We took a trolley tour with Old Savannah Tours which I HIGHLY recommend doing as soon as you get there. The drivers are very knowledgable and will show you all the ‘hot spots’. And if you take a few notes, you will know where you want to go back to on your own. Like the hanging tree, all of the different churches, cemeteries and mansions.
This is what I learned:
Savannah, GA is the 1st pre-revolutionary planned city.
James Oglethorpe started Savannah and he had rules – no slaves, liquor, or Catholics. And, debtors were not thrown into jail – they were allowed to work off their debt.
There used to be a church called the ‘Second Color Baptist Church’.
The African Baptist Church had holes in the floor – to provide air for those hiding down below.
Savannah has many squares within the city limits. Each one has a monument erected in honor of someone important to Savannah.
The ‘Waving Girl’ statue overlooks the the river. She is named for Miss Florence who, in real life, stood there and waved to the shipping companies coming into port for 40 years.
Mrs. Wilkes has a boarding house and restaurant (from Gone With the Wind).
There is a ‘Pirates House’ restaurant. During the prohibition they would dig tunnels from the river to the restaurant to smuggle in liquor.
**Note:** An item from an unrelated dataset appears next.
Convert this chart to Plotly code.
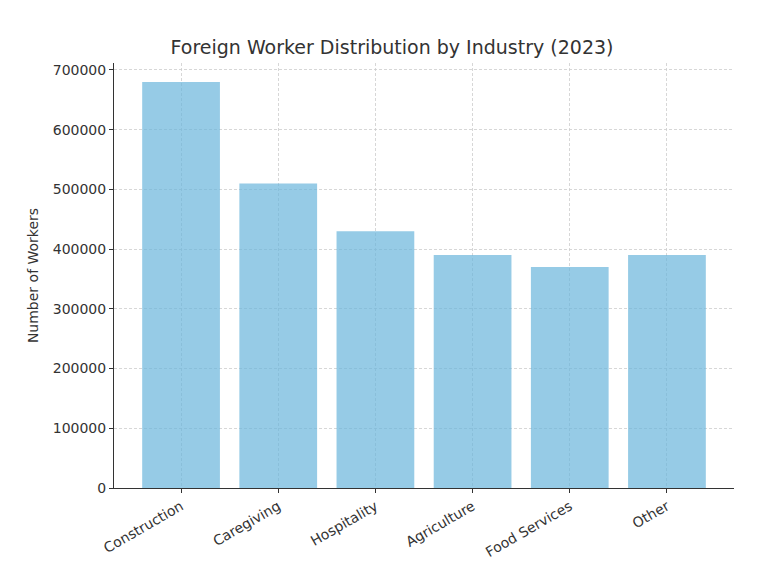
import plotly.graph_objects as go

industries = ["Construction", "Caregiving", "Hospitality", "Agriculture", "Food Services", "Other"]
workers = [680000, 510000, 430000, 390000, 370000, 390000]
y_ticks = [0, 100000, 200000, 300000, 400000, 500000, 600000, 700000]

fig = go.Figure(go.Bar(x=industries, y=workers, width=0.8,
                       marker=dict(color="rgba(105,181,219,0.7)", line=dict(width=0))))
fig.update_layout(
    width=768, height=562, plot_bgcolor="white", paper_bgcolor="white",
    margin=dict(l=106, r=42, t=55, b=82, autoexpand=False),
    title=dict(text="Foreign Worker Distribution by Industry (2023)", x=0.5, xanchor="center",
               y=0.93, yanchor="middle", font=dict(family="DejaVu Sans", size=19, color="#333333")),
    font=dict(family="DejaVu Sans", size=14, color="#333333"),
    showlegend=False,
)
fig.update_xaxes(range=[-0.69, 5.69], tickangle=-30, showline=True, linecolor="#333333", linewidth=1,
                 ticks="outside", ticklen=4, tickcolor="#333333", showgrid=True, automargin=False,
                 gridcolor="rgba(205,205,205,0.8)", griddash="3px,2px", gridwidth=0.8, tickfont=dict(size=14))
fig.update_yaxes(range=[0, 711700], tickvals=y_ticks, ticktext=[str(v) for v in y_ticks],
                 showline=True, linecolor="#333333", linewidth=1, ticks="outside", ticklen=4,
                 tickcolor="#333333", showgrid=True, gridcolor="rgba(205,205,205,0.8)", griddash="3px,2px",
                 gridwidth=0.8, zeroline=False, automargin=False,
                 title=dict(text="Number of Workers", font=dict(size=14), standoff=10),
                 tickfont=dict(size=14))
fig.write_html("out.html")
The restaurant was NOT close to the river either – must have been a long tunnel!
There really is a hanging tree in Wright Square. It is know as Justice Square. In the square stands a tree with bare area on this large limb where there is no bark. Superstition states that nothing will grow where an innocent life is lost. This is a great article about Alice. She was innocent and still hanged.
At night we went to the Bonaventure Cemetery.
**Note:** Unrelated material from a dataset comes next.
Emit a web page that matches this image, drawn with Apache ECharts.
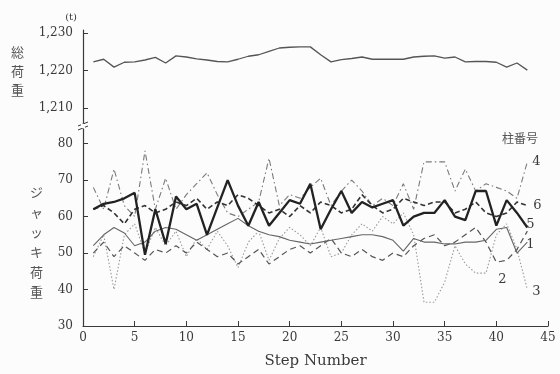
<!DOCTYPE html>
<html>
<head>
<meta charset="utf-8">
<script src="https://cdn.jsdelivr.net/npm/echarts@6/dist/echarts.min.js"></script>
<style>
  html, body { margin: 0; padding: 0; background: #fcfcfc; }
  #chart { width: 560px; height: 374px; }
</style>
</head>
<body>
<div id="chart"></div>
<script>
// step numbers
const steps = [1, 2, 3, 4, 5, 6, 7, 8, 9, 10, 11, 12, 13, 14, 15, 16, 17, 18, 19, 20, 21, 22,
  23, 24, 25, 26, 27, 28, 29, 30, 31, 32, 33, 34, 35, 36, 37, 38, 39, 40, 41, 42, 43];

// 総荷重 (t)
const totalLoad = [1222.3, 1223, 1220.9, 1222.2, 1222.3, 1222.8, 1223.5, 1222, 1223.9, 1223.6,
  1223.1, 1222.8, 1222.4, 1222.3, 1223, 1223.8, 1224.2, 1225.1, 1226, 1226.2, 1226.3, 1226.3,
  1224.2, 1222.3, 1222.9, 1223.2, 1223.6, 1223, 1223, 1223, 1223, 1223.6, 1223.8, 1223.9,
  1223.3, 1223.6, 1222.3, 1222.4, 1222.4, 1222.2, 1220.9, 1222, 1220.1];

// ジャッキ荷重, one array per column (柱番号)
const jack1 = [52, 55, 57, 55.5, 52, 53, 56, 57, 56.5, 55, 53.5, 55, 56.5, 58, 59.5, 57.5, 56,
  55, 54.5, 53.5, 53, 52.5, 53, 53.5, 54, 54.5, 55, 55, 54.5, 53.5, 50.5, 54, 53, 53, 52.5,
  52.5, 53, 53, 53.5, 56.5, 57, 50, 53];
const jack2 = [50, 53, 49, 52, 50, 48, 51, 50, 52, 50, 53, 51, 49, 50, 47, 49, 51, 47, 49, 51,
  52, 50, 52, 54, 50, 49, 51, 49, 48, 50, 49, 52, 54, 55, 52, 53, 55, 57, 53, 47.5, 48, 51, 56];
const jack3 = [49, 55, 40, 55, 58, 50, 57, 52, 56, 49, 54, 51, 56, 52, 46, 53, 56, 48, 54, 57,
  55, 52, 57, 49, 50, 55, 58, 56, 60, 58, 61, 55, 36.5, 36.5, 42, 52, 47, 44.5, 44.5, 55, 58,
  51, 40];
const jack4 = [68, 62, 73, 63, 60, 78, 62, 70.5, 62, 66, 69, 72, 66, 61, 60, 62, 64, 76, 63, 66,
  65, 68, 70.5, 63, 67, 70, 67, 63, 65, 63, 69, 62, 75, 75, 75, 67, 73, 67, 69, 68, 67, 65, 75];
const jack5 = [62, 63.5, 64, 65, 66.5, 49.5, 62, 52.5, 65.5, 62, 63.5, 55, 62.5, 70, 63, 57.5,
  64, 57.5, 61, 64.5, 63.5, 69, 56.5, 62, 67, 61, 64, 62.5, 63.5, 64.5, 57.5, 60, 61, 61, 64.5,
  60, 59, 67, 67, 57.5, 64.5, 61, 57];
const jack6 = [62, 63, 61, 58, 62, 63, 61, 62, 64, 63, 65, 62, 64, 63, 66, 65, 63, 61, 62, 60,
  63, 61, 64, 63, 61, 62, 66, 63, 61, 62, 65, 64, 63, 64, 64, 61, 62, 64, 61, 60, 61, 64, 63];

const upperTicks = [1210, 1220, 1230];
const lowerTicks = [30, 40, 50, 60, 70, 80];

const pairs = (arr) => steps.map((s, i) => [s, arr[i]]);
const serif = 'DejaVu Serif';
const ink = '#3a3a3a';

const chart = echarts.init(document.getElementById('chart'));

function jackSeries(name, data, style, offset) {
  return {
    name: name,
    type: 'line',
    xAxisIndex: 1,
    yAxisIndex: 1,
    data: pairs(data),
    showSymbol: false,
    silent: true,
    lineStyle: style,
    endLabel: {
      show: true,
      formatter: '{a}',
      offset: offset,
      color: ink,
      fontFamily: serif,
      fontSize: 13
    }
  };
}

chart.setOption({
  backgroundColor: '#fcfcfc',
  animation: false,
  grid: [
    { left: 83, right: 12, top: 30, height: 93 },
    { left: 83, right: 12, top: 129, bottom: 42 }
  ],
  xAxis: [
    {
      gridIndex: 0, type: 'value', min: 0, max: 45, interval: 5, show: false
    },
    {
      gridIndex: 1, type: 'value', min: 0, max: 45, interval: 5,
      name: 'Step Number', nameLocation: 'middle', nameGap: 28,
      nameTextStyle: { fontFamily: serif, fontSize: 15, color: ink },
      axisLine: { lineStyle: { color: ink, width: 1.2 } },
      axisTick: { inside: true, length: 5, lineStyle: { color: ink } },
      axisLabel: { fontFamily: serif, fontSize: 12, color: ink, margin: 6 },
      splitLine: { show: false }
    }
  ],
  yAxis: [
    {
      gridIndex: 0, type: 'value', min: 1206, max: 1230.8,
      name: '(t)', nameLocation: 'end', nameGap: 8,
      nameTextStyle: { fontFamily: serif, fontSize: 10, color: ink, align: 'right', padding: [0, 6, 0, 0] },
      axisLine: { show: true, lineStyle: { color: ink, width: 1.2 } },
      axisTick: { show: true, inside: true, length: 5, customValues: upperTicks, lineStyle: { color: ink } },
      axisLabel: {
        customValues: upperTicks, fontFamily: serif, fontSize: 12, color: ink, margin: 10,
        formatter: (v) => v.toLocaleString('en-US')
      },
      splitLine: { show: false }
    },
    {
      gridIndex: 1, type: 'value', min: 30, max: 84,
      axisLine: { show: true, lineStyle: { color: ink, width: 1.2 } },
      axisTick: { show: true, inside: true, length: 5, customValues: lowerTicks, lineStyle: { color: ink } },
      axisLabel: { customValues: lowerTicks, fontFamily: serif, fontSize: 12, color: ink, margin: 10 },
      splitLine: { show: false }
    }
  ],
  graphic: [
    // axis break marks
    { type: 'line', shape: { x1: 78, y1: 126, x2: 88, y2: 122 }, style: { stroke: ink, lineWidth: 1 } },
    { type: 'line', shape: { x1: 78, y1: 130, x2: 88, y2: 126 }, style: { stroke: ink, lineWidth: 1 } },
    { type: 'rect', shape: { x: 81, y: 124, width: 4, height: 4 }, style: { fill: '#fcfcfc' }, z: 5 },
    {
      type: 'text', left: 11, top: 43,
      style: { text: '総\n荷\n重', fontFamily: 'Noto Sans CJK JP', fontSize: 13, lineHeight: 19, fill: '#555' }
    },
    {
      type: 'text', left: 30, top: 182,
      style: { text: 'ジ\nャ\nッ\nキ\n荷\n重', fontFamily: 'Noto Sans CJK JP', fontSize: 13, lineHeight: 20, fill: '#555' }
    },
    {
      type: 'text', left: 502, top: 132,
      style: { text: '柱番号', fontFamily: 'Noto Sans CJK JP', fontSize: 12, fill: '#555' }
    }
  ],
  series: [
    {
      name: '総荷重',
      type: 'line',
      xAxisIndex: 0,
      yAxisIndex: 0,
      data: pairs(totalLoad),
      showSymbol: false,
      silent: true,
      lineStyle: { color: '#555', width: 1.3 }
    },
    jackSeries('3', jack3, { color: '#9a9a9a', width: 1.1, type: [1.5, 2] }, [-3, 2]),
    jackSeries('2', jack2, { color: '#555', width: 1.2, type: [6, 4] }, [-37, 48]),
    jackSeries('1', jack1, { color: '#666', width: 1.1 }, [-9, 3]),
    jackSeries('4', jack4, { color: '#7a7a7a', width: 1.1, type: [6, 3, 1.5, 3] }, [-3, 0]),
    jackSeries('6', jack6, { color: '#333', width: 1.6, type: [5, 3] }, [-2, 0]),
    jackSeries('5', jack5, { color: '#222', width: 2.3 }, [-9, -3])
  ]
});
</script>
</body>
</html>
Our guide was Shannon S. Scott. He was as interesting as the cemetery. There is WAY too much to write about the cemetery. The book ‘Midnight in the Garden of Good and Evil’ took place in this cemetery (as well as other parts of Savannah).
30 minutes before midnight is good. 30 minutes after midnight is evil.
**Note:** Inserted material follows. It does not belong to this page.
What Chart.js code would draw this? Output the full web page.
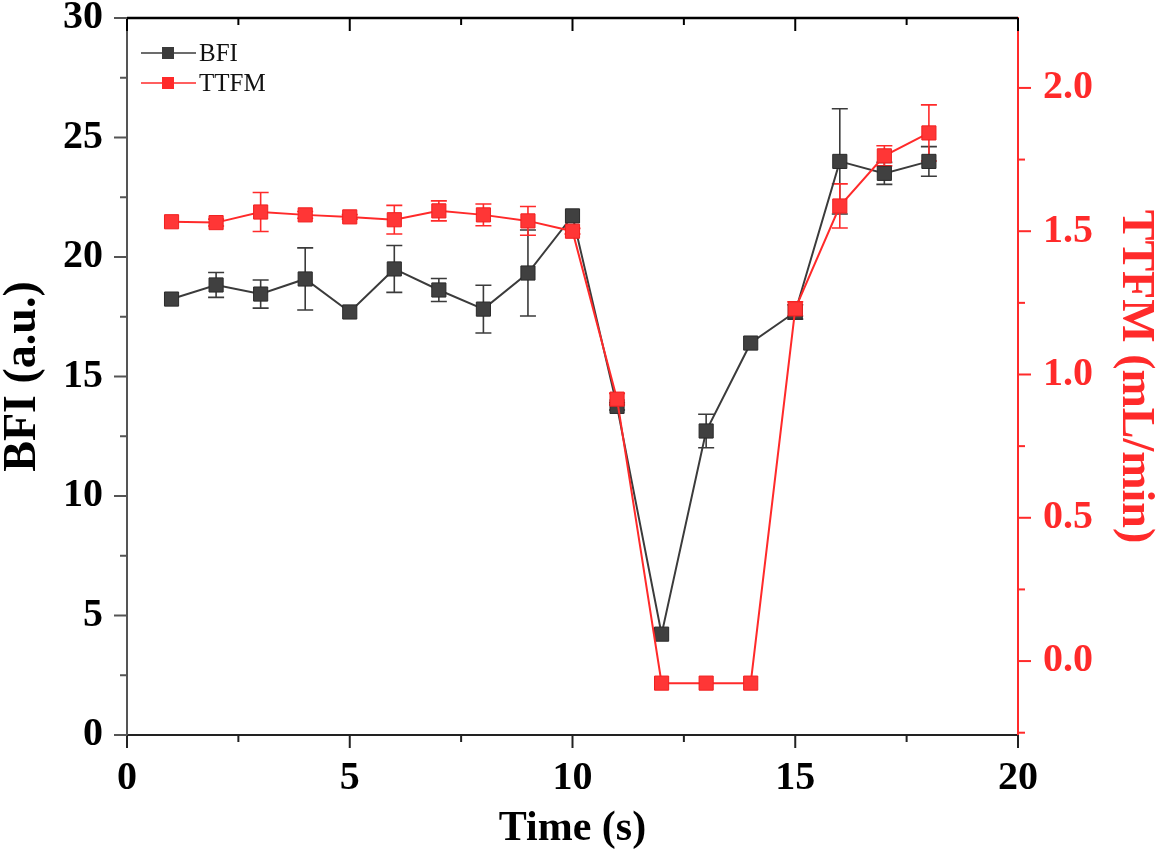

Witch doctors still operate in the cemeteries. After hours when no one else is there (thank heavens!) They sneak in.
There is a large tomb for Eleanor Whitaker Baldwin (of the Baldwin piano family). She was the Paris Hilton of the day. A song was written about her called ‘Hard Hearted Hannah’. This is Ella Fitzgerald’s version.
Other must see tombs in the cemetery:
Johnny Mercer – 19 Academy Award Nominations. 4 Oscars. Over 1,500 written songs. Founder of Capitol Records.
Little Gracie Watson – Little Gracie’s tomb is the most famous and visited by thousands of people all year. Gracie got sick when she was 6. People place toys, games, stuffed animals and other things around her grave. Recently they added the fence because of destruction. So visitors now reach between the bars and place all of their gifts inside the fence.
Little Gracie's Tomb (above)
The ‘no see ums’ were really bad as the sun started to set. We had bug spray and Bounty sheets. Lookin good!
Dinner was at the ‘Olde Pink House Restaurant’ – a national landmark of Savannah. You can read about it HERE.
The food was good and I would recommend it as a ‘place to see’.
Savannah, GA is also known for its fountains.
I was there in March and in anticipation of the St. Patricks Parade and celebrations, city workers dump green dye into all the fountains. This tradition has been going on for decades.
We also had dinner at Erica Davis Low-country Restaurant. It was the BEST low-country boil I have ever eaten. The homemade chicken Italian sausage was yummy and the shrimp were huge and fresh caught….locally. And the pulled pork barbecue… so yummy my mouth is watering right now.
The mansions and houses are just magnificent.
Mercer Williams House
We also toured Mercer Williams’s house. From their website ‘The Mercer House was designed by New York architect John S. Norris for General Hugh W. Mercer, great grandfather of Johnny Mercer. Construction of the house began in 1860, was interrupted by the Civil War and was later completed, circa 1868, by the new owner, John Wilder. In 1969, Jim Williams, one of Savannah’s earliest and most dedicated private restorationists, bought the then vacant house and began a two-year restoration. This house is one of the more than 50 houses Mr. Williams saved during his thirty-year career in historic restoration in Savannah and the Low country.’
The gardens were sunken and so beautiful. Clint Eastwood used this house for the filming of ‘Midnight in the Garden of Good and Evil’.
Random Photos of Savannah. GA
Gotta love the ladies!
Thanks so much for taking this tour with me. I highly recommend Savannah as a vacation ‘must see’. And, as an FYI, I had laryngitis the whole time I was with the girls…..the joke was on me for sure!